More and more yum dependency problems

Jonathan Berry berryja at gmail.com
Thu Aug 4 14:48:09 UTC 2005


On 8/4/05, Paul Howarth <paul at city-fan.org> wrote:
> On Wed, 2005-08-03 at 21:00 -0500, Jonathan Berry wrote:
[snip]
> > different, I don't remember, I think it was back in FC2.  Some
> > experimentation has shown that I was (with some trouble) able to
> > install the 32-bit version without explicitly removing the 64-bit
> > version.  So perhaps you are right.  However, installing the 32-bit
> > version (with yum) seems to have removed the 64-bit version!  How did
> > that happen, I wonder?
> 
> I'd have thought "yum install firefox.i386" would work. I can't try
> myself because I don't have an AMD64 system.

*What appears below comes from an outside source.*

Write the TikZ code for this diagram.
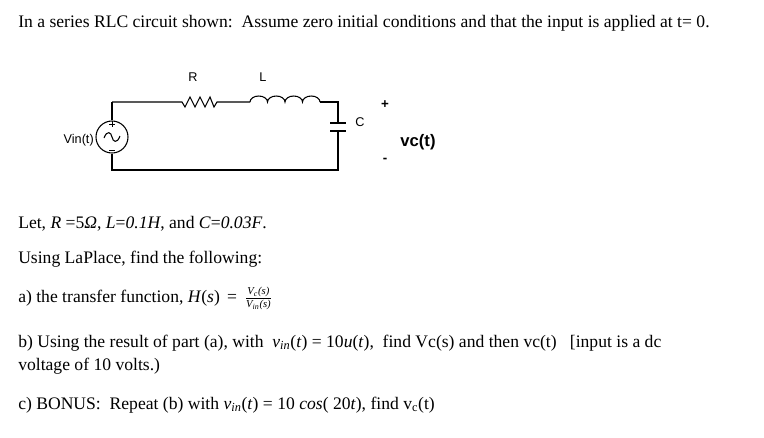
\documentclass[tikz,border=0pt]{standalone}
\usepackage{fontspec}
\setmainfont{Liberation Serif}
\setsansfont{Liberation Sans}
\begin{document}
\begin{tikzpicture}[x=0.75pt,y=-0.75pt,
  txt/.style={anchor=base west,inner sep=0pt,font=\fontsize{13.2}{15}\selectfont},
  lbl/.style={inner sep=0pt,font=\sffamily\fontsize{9.5}{11}\selectfont},
  wire/.style={line width=0.8pt}]
\useasboundingbox (0,0) rectangle (764,437);
% circuit
\coordinate (tl) at (112,102);
\coordinate (bl) at (112,170);
\coordinate (tr) at (338,102);
\coordinate (br) at (338,170);
\node[draw,circle,minimum size=24,line width=0.8pt,inner sep=0pt] (src) at (112,137) {};
\draw[wire] (tl) -- (src.north);
\draw[wire] (src.south) -- (bl) -- (br) -- (338,131);
\draw[wire] (338,123) -- (tr) -- (320,102);
\draw[wire] (330,123) -- (346,123) (330,131) -- (346,131);
\draw[wire] (tl) -- (182,102) -- (185,107) -- (190,97) -- (195,107) -- (200,97) -- (205,107) -- (210,97) -- (214,107) -- (217,102) -- (250,102);
\draw[wire] (250,102) arc (180:360:8.75 and 6) arc (180:360:8.75 and 6) arc (180:360:8.75 and 6) arc (180:360:8.75 and 6);
\draw[wire] (104,138) .. controls (107,130) and (111,132) .. (112,137) .. controls (113,142) and (117,144) .. (120,136);
\draw (109,124) -- (115,124) (112,121) -- (112,127);
\draw (109,150) -- (115,150);
\node[lbl] (rl) at (193,77) {R};
\node[lbl] (ll) at (263,77) {L};
\node[lbl] (cl) at (360,122) {C};
\node[lbl,anchor=east] (vl) at (94,140) {Vin(t)};
\node[inner sep=0pt,font=\sffamily\bfseries\fontsize{10}{11}\selectfont] (pl) at (385,105) {+};
\node[inner sep=0pt,font=\sffamily\bfseries\fontsize{10}{11}\selectfont] (ml) at (385,160) {-};
\node[inner sep=0pt,font=\sffamily\bfseries\fontsize{12.5}{14}\selectfont] (vcl) at (418,142) {vc(t)};
% text
\node[txt] (t1) at (18,27) {In a series RLC circuit shown:\ \ Assume zero initial conditions and that the input is applied at t= 0.};
\node[txt] (t2) at (18,228) {Let, \textit{R} =5\textit{Ω}, \textit{L}=\textit{0.1H}, and \textit{C}=\textit{0.03F}.};
\node[txt] (t3) at (18,263) {Using LaPlace, find the following:};
\node[txt] (t4) at (18,302) {a) the transfer function, \textit{H}(\textit{s}) \,=\, $\frac{\mbox{\footnotesize\itshape V\textsubscript{c}(s)}}{\mbox{\footnotesize\itshape V\textsubscript{in}(s)}}$};
\node[txt] (t5) at (18,347) {b) Using the result of part (a), with \ \textit{v}\textsubscript{\textit{in}}(\textit{t}) = 10\textit{u}(\textit{t}), \ find Vc(s) and then vc(t) \ \ [input is a dc};
\node[txt] (t6) at (18,370) {voltage of 10 volts.)};
\node[txt] (t7) at (18,409) {c) BONUS:\ \ Repeat (b) with \textit{v}\textsubscript{\textit{in}}(\textit{t}) = 10 \textit{cos}( 20\textit{t}), find v\textsubscript{c}(t)};
\end{tikzpicture}
\end{document}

It would, except that, like Mozilla, firefox.i386 is not in the x86_64
tree.  Neither are some of the needed 32-bit libraries, apparently. 
The packages that are in the x86_64 tree are trivial to install.  So
what I have done is setup some .repo files (disabled by default) with
the 32-bit paths hard-coded called base-i386 and
updates-released-i386.  So the yum line ends up being

yum --enablerepo=base-i386 --enablerepo=updates-released-i386 install
firefox.i386

This is why I do not understand how the OP got mozilla.i386 installed
without his knowledge.  Or how another person had gnome-panel.i386
installed.

> >   This is getting stranger all the time.  Still,
> > even if I was able to install both versions at the same time, though,
> > there would be no easy way to run the 32-bit version because it would
> > be masked by the 64-bit version.  I'd argue that this could be a bad
> > policy, unless the packages are made to work that way.
> 
> I agree it's not very useful for non-library packages.

I could imagine a few cases where you might want the 32-bit packages
(need 32-bit plugins, developer who needs 32-bit versions for testing,
etc), and in those cases it might be nice to have both installed.